Deep Dive: How the Court Reached Its Decision
Strict Construction of Exculpatory Clauses
The Washington Supreme Court emphasized that exculpatory clauses, which are provisions that deny an injured party the right to recover damages from the negligent party, must be strictly construed and clearly expressed to be enforceable. In this case, the court found that the language in the ski school application was sufficiently clear to indicate an intent to release the school from liability for its negligent conduct. The court noted that exculpatory clauses do not need to explicitly use the word "negligence" if the language clearly conveys that such liability is being waived. The phrase "hold harmless" from all claims was understood to include negligence, as it logically shifts the risk of loss onto the party agreeing to the clause.
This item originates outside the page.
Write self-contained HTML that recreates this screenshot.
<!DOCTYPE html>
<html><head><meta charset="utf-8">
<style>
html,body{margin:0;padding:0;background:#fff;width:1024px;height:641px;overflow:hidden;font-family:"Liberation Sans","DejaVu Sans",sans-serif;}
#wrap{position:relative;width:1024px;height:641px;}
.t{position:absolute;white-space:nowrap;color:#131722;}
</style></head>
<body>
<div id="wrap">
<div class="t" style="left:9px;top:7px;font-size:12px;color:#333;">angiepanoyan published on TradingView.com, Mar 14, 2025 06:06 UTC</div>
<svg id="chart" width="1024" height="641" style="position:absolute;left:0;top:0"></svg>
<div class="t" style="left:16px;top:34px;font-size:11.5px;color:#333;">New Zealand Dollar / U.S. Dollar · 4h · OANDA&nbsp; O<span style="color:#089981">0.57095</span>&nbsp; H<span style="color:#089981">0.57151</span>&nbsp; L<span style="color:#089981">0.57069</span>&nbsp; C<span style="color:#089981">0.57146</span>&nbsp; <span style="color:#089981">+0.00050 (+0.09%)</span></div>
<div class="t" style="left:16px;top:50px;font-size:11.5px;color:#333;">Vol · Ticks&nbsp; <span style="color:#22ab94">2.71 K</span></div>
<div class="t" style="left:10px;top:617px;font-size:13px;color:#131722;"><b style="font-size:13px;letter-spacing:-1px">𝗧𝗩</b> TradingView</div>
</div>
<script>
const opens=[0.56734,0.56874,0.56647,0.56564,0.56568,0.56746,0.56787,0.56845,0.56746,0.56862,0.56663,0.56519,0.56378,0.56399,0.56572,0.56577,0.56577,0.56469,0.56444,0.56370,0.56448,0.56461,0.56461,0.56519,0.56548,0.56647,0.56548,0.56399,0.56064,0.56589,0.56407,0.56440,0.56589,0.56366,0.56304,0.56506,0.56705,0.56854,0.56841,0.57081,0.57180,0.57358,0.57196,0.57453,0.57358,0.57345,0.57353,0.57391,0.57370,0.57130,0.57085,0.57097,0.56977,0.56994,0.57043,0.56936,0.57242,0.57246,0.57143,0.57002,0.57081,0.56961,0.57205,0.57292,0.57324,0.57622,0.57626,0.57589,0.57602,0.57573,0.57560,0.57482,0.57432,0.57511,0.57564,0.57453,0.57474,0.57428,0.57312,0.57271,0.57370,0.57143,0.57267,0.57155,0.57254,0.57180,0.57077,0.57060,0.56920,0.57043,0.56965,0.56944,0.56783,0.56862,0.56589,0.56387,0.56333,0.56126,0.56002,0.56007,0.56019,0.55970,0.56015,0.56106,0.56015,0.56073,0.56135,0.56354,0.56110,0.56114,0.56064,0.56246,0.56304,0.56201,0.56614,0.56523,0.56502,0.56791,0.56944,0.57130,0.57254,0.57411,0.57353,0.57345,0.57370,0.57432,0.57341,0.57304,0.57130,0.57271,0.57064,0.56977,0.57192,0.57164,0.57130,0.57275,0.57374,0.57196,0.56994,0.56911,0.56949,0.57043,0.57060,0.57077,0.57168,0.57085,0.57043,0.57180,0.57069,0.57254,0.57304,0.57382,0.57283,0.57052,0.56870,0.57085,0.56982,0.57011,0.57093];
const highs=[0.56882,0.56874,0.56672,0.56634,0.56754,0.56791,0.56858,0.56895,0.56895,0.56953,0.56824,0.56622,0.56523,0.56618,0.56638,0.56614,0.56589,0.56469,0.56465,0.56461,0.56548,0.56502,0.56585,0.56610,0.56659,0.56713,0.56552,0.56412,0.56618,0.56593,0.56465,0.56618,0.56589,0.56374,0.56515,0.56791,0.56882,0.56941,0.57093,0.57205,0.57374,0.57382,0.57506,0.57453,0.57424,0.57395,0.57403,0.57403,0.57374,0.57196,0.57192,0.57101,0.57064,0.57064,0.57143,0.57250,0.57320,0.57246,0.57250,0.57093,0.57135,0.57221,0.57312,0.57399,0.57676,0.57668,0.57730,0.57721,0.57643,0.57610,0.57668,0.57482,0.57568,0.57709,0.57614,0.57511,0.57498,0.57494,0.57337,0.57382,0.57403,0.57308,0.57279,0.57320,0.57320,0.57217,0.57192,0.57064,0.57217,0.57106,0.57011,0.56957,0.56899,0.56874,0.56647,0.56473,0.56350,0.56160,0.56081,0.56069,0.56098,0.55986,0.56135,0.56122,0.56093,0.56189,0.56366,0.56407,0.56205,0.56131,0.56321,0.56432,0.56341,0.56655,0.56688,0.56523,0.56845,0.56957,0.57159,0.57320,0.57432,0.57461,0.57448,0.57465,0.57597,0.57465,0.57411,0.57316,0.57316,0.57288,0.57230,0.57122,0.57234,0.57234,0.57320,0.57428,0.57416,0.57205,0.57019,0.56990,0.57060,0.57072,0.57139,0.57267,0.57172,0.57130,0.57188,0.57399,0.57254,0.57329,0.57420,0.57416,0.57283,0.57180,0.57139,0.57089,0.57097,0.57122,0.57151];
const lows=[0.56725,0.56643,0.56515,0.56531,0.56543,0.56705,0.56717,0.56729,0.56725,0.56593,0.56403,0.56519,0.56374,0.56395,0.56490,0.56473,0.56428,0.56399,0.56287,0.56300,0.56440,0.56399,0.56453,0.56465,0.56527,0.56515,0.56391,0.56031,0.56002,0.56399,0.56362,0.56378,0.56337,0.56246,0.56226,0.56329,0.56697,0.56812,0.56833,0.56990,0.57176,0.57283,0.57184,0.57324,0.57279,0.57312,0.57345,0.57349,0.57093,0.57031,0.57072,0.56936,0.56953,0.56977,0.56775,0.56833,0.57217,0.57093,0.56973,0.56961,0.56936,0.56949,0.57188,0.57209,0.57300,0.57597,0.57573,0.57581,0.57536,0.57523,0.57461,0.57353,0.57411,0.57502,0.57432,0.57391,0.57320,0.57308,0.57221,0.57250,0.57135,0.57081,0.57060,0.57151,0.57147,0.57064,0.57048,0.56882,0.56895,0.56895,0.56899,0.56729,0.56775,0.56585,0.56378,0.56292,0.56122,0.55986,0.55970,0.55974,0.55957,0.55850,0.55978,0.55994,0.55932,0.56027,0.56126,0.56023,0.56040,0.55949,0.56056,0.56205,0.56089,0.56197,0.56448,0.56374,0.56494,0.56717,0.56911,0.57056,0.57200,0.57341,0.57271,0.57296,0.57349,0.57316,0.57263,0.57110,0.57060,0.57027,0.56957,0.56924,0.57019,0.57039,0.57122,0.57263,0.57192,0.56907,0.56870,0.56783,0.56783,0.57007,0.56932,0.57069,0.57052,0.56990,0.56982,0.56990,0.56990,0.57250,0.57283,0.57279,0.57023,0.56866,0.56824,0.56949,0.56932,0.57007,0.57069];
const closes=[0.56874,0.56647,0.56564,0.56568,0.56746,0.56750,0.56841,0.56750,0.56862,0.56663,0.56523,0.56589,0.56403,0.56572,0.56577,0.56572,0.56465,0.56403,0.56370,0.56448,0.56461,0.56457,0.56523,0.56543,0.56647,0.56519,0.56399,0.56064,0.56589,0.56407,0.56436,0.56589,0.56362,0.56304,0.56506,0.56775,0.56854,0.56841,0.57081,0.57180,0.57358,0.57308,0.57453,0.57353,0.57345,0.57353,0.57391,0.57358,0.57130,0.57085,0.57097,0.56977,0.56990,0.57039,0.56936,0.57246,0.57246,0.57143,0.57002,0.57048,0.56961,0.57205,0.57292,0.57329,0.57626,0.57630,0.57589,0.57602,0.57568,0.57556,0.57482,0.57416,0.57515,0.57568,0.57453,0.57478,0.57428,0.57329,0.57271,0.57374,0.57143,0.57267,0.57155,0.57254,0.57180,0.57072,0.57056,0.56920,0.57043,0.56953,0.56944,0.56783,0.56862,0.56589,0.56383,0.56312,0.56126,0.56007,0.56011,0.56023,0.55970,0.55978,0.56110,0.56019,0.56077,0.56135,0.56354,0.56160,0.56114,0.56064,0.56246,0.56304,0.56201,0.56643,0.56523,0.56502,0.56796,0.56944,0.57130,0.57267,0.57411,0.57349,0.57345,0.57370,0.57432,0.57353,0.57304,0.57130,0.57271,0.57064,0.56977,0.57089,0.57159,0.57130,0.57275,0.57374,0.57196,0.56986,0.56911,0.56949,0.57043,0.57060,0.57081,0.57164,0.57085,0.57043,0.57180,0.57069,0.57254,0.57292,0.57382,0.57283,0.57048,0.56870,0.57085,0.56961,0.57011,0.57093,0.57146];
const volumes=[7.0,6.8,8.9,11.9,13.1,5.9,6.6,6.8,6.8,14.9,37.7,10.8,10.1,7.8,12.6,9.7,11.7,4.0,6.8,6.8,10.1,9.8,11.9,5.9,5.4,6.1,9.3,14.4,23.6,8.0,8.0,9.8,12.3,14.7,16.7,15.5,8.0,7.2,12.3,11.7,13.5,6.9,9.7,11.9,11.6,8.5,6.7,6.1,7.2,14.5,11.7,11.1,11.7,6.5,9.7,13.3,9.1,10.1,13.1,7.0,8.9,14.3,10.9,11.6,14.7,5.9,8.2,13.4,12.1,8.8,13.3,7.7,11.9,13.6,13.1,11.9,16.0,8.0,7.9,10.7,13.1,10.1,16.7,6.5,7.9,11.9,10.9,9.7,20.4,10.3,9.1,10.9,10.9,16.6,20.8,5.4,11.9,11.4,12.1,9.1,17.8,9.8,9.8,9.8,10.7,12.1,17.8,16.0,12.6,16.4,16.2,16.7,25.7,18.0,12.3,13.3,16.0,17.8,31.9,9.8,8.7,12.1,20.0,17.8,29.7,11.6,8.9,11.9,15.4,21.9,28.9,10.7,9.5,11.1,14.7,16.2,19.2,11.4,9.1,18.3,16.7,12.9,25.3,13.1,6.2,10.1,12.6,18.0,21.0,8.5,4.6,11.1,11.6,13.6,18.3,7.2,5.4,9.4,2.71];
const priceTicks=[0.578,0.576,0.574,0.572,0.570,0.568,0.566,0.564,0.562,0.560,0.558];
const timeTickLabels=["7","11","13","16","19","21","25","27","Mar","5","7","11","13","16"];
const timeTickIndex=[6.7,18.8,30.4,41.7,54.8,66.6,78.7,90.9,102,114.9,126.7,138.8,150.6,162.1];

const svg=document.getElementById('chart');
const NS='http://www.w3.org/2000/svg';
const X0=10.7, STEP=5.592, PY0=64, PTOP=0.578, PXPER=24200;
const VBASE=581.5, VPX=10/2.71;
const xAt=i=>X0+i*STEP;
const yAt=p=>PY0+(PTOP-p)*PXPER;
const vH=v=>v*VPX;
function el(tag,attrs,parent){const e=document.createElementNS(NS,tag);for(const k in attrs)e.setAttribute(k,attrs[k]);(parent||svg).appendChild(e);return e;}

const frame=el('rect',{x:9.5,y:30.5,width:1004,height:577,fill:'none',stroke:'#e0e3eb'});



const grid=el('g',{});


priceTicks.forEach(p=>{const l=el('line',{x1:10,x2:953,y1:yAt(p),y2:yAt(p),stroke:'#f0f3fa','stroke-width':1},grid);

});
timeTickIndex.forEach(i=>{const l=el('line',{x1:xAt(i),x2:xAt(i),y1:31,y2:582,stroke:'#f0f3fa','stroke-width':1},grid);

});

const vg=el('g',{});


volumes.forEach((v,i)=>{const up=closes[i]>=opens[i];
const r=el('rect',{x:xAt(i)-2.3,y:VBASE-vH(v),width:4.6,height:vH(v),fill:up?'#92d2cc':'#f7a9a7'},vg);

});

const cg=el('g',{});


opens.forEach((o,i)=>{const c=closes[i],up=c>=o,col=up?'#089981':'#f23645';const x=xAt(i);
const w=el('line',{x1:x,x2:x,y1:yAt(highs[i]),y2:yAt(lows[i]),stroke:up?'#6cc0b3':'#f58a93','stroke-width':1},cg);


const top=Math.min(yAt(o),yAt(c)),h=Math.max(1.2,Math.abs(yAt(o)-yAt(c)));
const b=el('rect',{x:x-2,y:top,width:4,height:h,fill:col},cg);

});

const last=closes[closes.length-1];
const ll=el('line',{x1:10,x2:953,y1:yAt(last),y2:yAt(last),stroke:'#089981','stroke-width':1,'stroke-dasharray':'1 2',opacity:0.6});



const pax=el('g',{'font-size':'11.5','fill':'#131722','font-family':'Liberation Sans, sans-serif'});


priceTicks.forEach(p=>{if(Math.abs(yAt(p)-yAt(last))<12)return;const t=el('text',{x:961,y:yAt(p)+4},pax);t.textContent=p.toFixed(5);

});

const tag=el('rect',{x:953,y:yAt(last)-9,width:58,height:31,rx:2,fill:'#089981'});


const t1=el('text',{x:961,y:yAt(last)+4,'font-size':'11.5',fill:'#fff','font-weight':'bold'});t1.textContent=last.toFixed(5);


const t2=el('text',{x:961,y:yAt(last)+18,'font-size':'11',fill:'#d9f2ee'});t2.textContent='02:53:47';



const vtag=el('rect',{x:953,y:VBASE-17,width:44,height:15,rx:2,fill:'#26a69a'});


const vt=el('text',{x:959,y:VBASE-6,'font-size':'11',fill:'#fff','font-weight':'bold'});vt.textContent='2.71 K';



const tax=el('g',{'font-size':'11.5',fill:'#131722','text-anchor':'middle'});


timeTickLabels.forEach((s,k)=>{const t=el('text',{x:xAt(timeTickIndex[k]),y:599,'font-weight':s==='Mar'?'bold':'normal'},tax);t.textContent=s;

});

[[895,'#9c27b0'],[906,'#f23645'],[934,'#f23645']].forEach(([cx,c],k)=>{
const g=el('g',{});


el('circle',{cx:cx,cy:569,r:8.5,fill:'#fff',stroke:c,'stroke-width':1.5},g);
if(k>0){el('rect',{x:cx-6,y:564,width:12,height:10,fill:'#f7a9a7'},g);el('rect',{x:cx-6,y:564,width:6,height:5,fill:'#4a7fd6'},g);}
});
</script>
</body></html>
The court used common sense to interpret the release, concluding that the language unambiguously reflected the parties' intent to shift liability for negligence.
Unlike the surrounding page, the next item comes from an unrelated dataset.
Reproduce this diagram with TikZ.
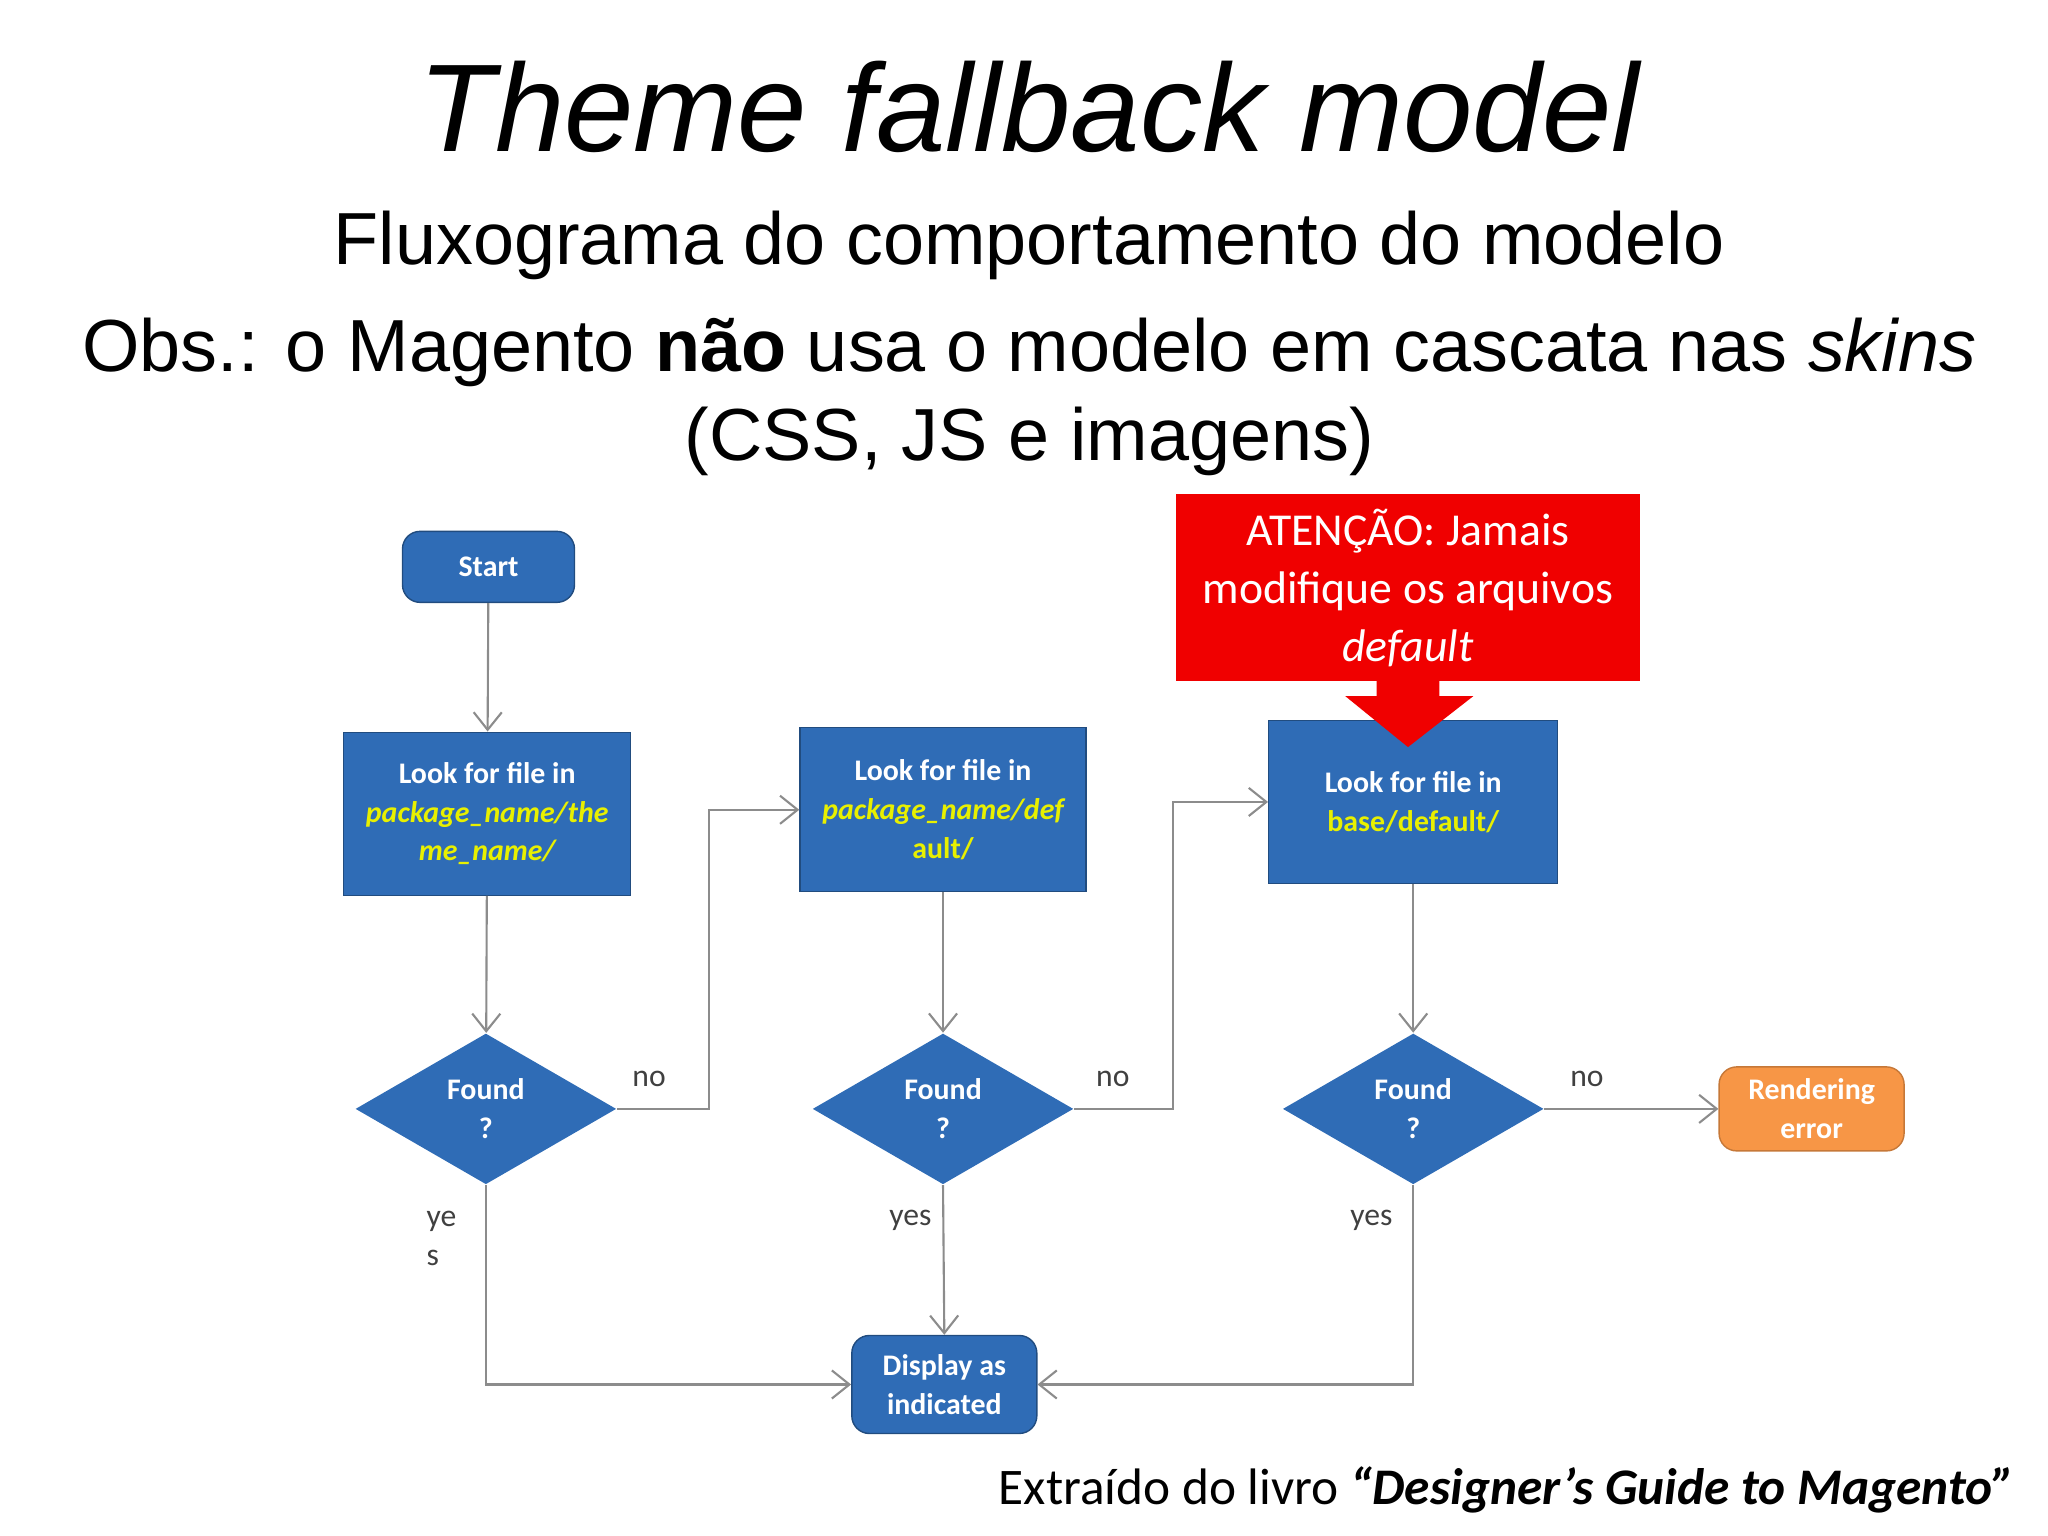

Public Policy Limitations on Parental Waivers
The court held that while a parent can waive their own rights through an exculpatory clause, they cannot waive a child's future right to sue for personal injuries resulting from a third party's negligence. This is because such waivers violate public policy. The rationale is that children have independent rights that cannot be signed away by their parents, especially regarding the ability to seek redress for personal injuries. Washington law, along with many other jurisdictions, maintains that absent judicial or statutory authority, parents lack the ability to release a child's cause of action. The court reasoned that allowing parents to waive these rights would leave injured children without recourse for necessary care and resources, should the parents be unable or unwilling to provide for them.
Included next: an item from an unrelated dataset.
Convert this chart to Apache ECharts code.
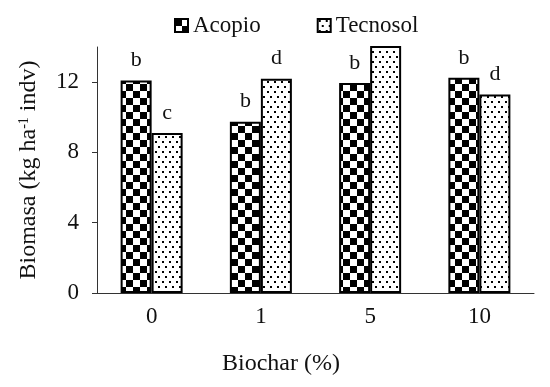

Assumption of Risk in Sports
The court addressed the doctrine of implied primary assumption of risk, which arises when a plaintiff consents to relieve a defendant of a duty regarding specific known and appreciated risks inherent in an activity. In the context of sports, participants assume risks that are inherent and necessary to the sport. However, this assumption does not extend to risks created by a third party's negligence that enhance the inherent risks. The court clarified that while skiers assume certain dangers inherent to skiing, they do not assume risks that result from the negligent conduct of the ski resort, such as improperly positioned obstacles or unsafe conditions not obvious to participants.
Negligence and Unresolved Material Facts
The court found that unresolved issues of material fact remained concerning the ski resort's potential negligence and the proximate cause of Justin's injuries. The court pointed out that summary judgment is only appropriate when reasonable persons could reach only one conclusion from the evidence. In this case, there was disputed evidence about the racecourse's proximity to the tow-rope shack and the snow conditions that contributed to the accident. These factual disputes required resolution at trial, not through summary judgment. The court emphasized that the burden was on the moving party to demonstrate that no unresolved issues of material fact existed, which they failed to do in this instance.
Comparative Negligence and Contributory Negligence
The court addressed the interaction between implied primary assumption of risk and comparative negligence. It noted that while primary assumption of risk can act as a complete bar to recovery, contributory negligence, which involves a plaintiff's voluntary choice to encounter a known risk, is considered under comparative negligence laws and serves to reduce, rather than bar, recovery. In this case, the court suggested that any contributory negligence by Justin, a minor, would be evaluated in the context of his age, intelligence, and experience, and would reduce potential recovery rather than eliminate it altogether. The court reiterated that the issue of contributory negligence for minors is typically resolved by the trier of fact.